Penalties for Non-Compliance

Beyond the Sales Disclosure Form penalties covered above, failing to handle the financial side of a property transfer correctly in Indiana can trigger broader consequences.

Delinquent property taxes carry a penalty of 10% of the amount due.16Indiana General Assembly. Indiana Code 6-1.1-37-10 – Penalties for Delinquent Taxes When taxes remain unpaid, the county can initiate a tax sale. Unpaid costs from the tax sale process become a lien against the property and can be collected in the same manner as delinquent property taxes.17Indiana General Assembly.

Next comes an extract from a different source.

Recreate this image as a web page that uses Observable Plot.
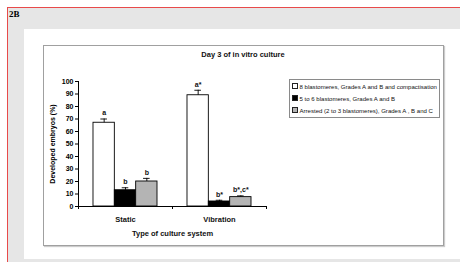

Indiana Code 6-1.1-24-2 – Notice of Tax Sale A lien prevents the property from being sold or refinanced until the debt is cleared, which can stall transactions for months.

The practical risk here isn’t usually about someone deliberately evading a $25 recording fee. It’s about buyers who don’t verify that property taxes are current before closing, or sellers who let delinquencies accumulate. A title search should catch these problems, but in informal transactions between family members or acquaintances — where people sometimes skip title work to save money — delinquent tax liens are one of the most common and expensive surprises.